_Task to complete_
Only the lines from the start of the data through the one containing "const c2NoMainBar = [];" belong in your answer; return them exactly.

_Supplied entries_
※ ※ ※

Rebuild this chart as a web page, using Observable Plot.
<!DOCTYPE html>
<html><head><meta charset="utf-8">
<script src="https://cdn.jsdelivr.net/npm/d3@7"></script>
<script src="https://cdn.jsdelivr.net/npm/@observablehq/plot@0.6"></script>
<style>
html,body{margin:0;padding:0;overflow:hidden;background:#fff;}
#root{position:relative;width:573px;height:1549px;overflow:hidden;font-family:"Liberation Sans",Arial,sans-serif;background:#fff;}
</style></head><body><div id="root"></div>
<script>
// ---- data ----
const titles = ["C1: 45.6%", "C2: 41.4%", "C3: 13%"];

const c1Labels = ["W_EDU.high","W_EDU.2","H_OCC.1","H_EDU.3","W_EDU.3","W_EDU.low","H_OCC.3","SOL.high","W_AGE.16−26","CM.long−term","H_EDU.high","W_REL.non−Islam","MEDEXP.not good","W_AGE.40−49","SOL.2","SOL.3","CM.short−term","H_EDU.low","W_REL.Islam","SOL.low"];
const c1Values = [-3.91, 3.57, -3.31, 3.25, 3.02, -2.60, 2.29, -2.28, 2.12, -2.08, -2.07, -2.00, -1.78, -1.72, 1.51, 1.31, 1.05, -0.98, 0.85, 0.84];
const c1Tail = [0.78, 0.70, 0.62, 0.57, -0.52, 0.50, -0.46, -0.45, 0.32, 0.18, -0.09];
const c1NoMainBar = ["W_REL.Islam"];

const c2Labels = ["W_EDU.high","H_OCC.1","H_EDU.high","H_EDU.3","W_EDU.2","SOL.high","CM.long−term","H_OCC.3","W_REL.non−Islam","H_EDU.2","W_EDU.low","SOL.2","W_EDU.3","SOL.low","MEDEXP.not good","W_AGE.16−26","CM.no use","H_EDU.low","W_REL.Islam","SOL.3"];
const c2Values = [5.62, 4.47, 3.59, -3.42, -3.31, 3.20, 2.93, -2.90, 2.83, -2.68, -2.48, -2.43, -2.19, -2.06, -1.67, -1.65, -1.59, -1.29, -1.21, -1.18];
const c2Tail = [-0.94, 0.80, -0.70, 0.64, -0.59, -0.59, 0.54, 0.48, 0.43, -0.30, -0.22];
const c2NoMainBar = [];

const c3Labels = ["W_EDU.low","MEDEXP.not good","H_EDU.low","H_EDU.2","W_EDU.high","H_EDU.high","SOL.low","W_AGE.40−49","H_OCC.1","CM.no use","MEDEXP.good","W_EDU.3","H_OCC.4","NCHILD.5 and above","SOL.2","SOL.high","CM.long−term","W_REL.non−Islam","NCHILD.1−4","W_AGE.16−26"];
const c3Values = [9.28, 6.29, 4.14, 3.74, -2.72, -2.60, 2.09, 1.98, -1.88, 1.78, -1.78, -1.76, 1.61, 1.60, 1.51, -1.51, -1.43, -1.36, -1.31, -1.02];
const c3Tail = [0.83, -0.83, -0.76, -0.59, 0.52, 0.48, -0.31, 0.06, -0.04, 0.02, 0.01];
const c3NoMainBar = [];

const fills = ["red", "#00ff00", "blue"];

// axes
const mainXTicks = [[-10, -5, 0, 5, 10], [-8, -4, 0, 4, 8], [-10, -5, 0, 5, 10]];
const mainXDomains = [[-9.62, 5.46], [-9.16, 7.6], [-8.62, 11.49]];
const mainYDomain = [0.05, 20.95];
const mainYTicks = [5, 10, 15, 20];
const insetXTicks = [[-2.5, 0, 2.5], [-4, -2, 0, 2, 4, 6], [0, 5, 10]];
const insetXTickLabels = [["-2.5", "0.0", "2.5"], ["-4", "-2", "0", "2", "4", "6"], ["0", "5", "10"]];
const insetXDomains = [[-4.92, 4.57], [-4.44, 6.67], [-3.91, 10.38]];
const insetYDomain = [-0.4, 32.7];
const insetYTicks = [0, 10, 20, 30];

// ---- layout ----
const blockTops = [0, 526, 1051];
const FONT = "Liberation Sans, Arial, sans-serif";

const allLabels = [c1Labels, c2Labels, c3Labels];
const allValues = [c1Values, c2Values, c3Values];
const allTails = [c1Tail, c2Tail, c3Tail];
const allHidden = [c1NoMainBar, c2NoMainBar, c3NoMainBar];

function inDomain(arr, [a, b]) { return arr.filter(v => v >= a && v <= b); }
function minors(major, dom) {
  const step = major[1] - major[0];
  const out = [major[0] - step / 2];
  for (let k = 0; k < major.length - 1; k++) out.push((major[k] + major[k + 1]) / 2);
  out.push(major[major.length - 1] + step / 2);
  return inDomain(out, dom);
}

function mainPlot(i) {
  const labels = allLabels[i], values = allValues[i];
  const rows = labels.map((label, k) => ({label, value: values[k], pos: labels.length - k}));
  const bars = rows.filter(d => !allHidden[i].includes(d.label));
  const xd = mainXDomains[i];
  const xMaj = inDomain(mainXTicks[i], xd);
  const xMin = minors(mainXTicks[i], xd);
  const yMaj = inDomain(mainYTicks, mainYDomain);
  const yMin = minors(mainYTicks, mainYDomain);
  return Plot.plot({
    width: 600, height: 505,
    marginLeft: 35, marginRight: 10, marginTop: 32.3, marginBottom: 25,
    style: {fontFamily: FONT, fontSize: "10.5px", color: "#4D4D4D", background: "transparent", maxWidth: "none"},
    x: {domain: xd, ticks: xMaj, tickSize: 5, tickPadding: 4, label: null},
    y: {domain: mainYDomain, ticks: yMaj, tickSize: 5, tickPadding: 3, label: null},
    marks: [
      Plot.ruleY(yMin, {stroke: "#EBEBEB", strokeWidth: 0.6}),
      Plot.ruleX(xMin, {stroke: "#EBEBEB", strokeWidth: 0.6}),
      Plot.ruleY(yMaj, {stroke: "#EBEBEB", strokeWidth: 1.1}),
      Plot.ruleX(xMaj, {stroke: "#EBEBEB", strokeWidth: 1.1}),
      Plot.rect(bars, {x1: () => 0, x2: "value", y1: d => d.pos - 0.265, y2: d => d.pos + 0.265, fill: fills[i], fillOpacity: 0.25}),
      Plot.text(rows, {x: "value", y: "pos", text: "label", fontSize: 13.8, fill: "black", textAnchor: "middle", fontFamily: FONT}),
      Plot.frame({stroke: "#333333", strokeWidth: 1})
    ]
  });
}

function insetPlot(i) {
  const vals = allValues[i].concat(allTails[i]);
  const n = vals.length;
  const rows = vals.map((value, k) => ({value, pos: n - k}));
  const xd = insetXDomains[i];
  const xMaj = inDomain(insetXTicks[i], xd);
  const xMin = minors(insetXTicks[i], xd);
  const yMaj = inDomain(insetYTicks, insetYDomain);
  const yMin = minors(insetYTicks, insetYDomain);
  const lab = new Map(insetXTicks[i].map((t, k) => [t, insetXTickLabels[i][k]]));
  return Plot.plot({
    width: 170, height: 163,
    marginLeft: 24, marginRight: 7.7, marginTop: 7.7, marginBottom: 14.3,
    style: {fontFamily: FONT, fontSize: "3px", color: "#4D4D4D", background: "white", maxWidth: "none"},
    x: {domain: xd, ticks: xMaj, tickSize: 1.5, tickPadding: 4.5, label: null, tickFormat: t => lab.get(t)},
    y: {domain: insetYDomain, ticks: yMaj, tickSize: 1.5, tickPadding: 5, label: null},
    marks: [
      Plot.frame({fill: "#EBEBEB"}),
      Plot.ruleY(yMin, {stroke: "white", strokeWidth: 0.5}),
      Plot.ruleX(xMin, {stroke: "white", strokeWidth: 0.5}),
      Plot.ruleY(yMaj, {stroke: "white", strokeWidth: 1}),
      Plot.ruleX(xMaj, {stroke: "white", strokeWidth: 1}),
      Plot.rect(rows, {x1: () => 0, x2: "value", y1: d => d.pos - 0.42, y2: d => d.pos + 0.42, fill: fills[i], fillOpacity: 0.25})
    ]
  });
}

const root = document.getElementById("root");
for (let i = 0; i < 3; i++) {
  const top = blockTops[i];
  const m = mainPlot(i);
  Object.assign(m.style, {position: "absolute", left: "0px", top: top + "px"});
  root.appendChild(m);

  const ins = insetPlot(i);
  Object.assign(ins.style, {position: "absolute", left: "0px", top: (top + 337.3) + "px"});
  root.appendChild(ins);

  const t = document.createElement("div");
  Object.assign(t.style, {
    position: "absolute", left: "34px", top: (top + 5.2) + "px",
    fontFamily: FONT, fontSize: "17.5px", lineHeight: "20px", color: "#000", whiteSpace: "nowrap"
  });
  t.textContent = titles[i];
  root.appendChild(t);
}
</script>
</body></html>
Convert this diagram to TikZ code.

※ ※ ※

_Solution to this problem_
Rebuild this chart as a web page, using Observable Plot.
<!DOCTYPE html>
<html><head><meta charset="utf-8">
<script src="https://cdn.jsdelivr.net/npm/d3@7"></script>
<script src="https://cdn.jsdelivr.net/npm/@observablehq/plot@0.6"></script>
<style>
html,body{margin:0;padding:0;overflow:hidden;background:#fff;}
#root{position:relative;width:573px;height:1549px;overflow:hidden;font-family:"Liberation Sans",Arial,sans-serif;background:#fff;}
</style></head><body><div id="root"></div>
<script>
// ---- data ----
const titles = ["C1: 45.6%", "C2: 41.4%", "C3: 13%"];

const c1Labels = ["W_EDU.high","W_EDU.2","H_OCC.1","H_EDU.3","W_EDU.3","W_EDU.low","H_OCC.3","SOL.high","W_AGE.16−26","CM.long−term","H_EDU.high","W_REL.non−Islam","MEDEXP.not good","W_AGE.40−49","SOL.2","SOL.3","CM.short−term","H_EDU.low","W_REL.Islam","SOL.low"];
const c1Values = [-3.91, 3.57, -3.31, 3.25, 3.02, -2.60, 2.29, -2.28, 2.12, -2.08, -2.07, -2.00, -1.78, -1.72, 1.51, 1.31, 1.05, -0.98, 0.85, 0.84];
const c1Tail = [0.78, 0.70, 0.62, 0.57, -0.52, 0.50, -0.46, -0.45, 0.32, 0.18, -0.09];
const c1NoMainBar = ["W_REL.Islam"];

const c2Labels = ["W_EDU.high","H_OCC.1","H_EDU.high","H_EDU.3","W_EDU.2","SOL.high","CM.long−term","H_OCC.3","W_REL.non−Islam","H_EDU.2","W_EDU.low","SOL.2","W_EDU.3","SOL.low","MEDEXP.not good","W_AGE.16−26","CM.no use","H_EDU.low","W_REL.Islam","SOL.3"];
const c2Values = [5.62, 4.47, 3.59, -3.42, -3.31, 3.20, 2.93, -2.90, 2.83, -2.68, -2.48, -2.43, -2.19, -2.06, -1.67, -1.65, -1.59, -1.29, -1.21, -1.18];
const c2Tail = [-0.94, 0.80, -0.70, 0.64, -0.59, -0.59, 0.54, 0.48, 0.43, -0.30, -0.22];
const c2NoMainBar = [];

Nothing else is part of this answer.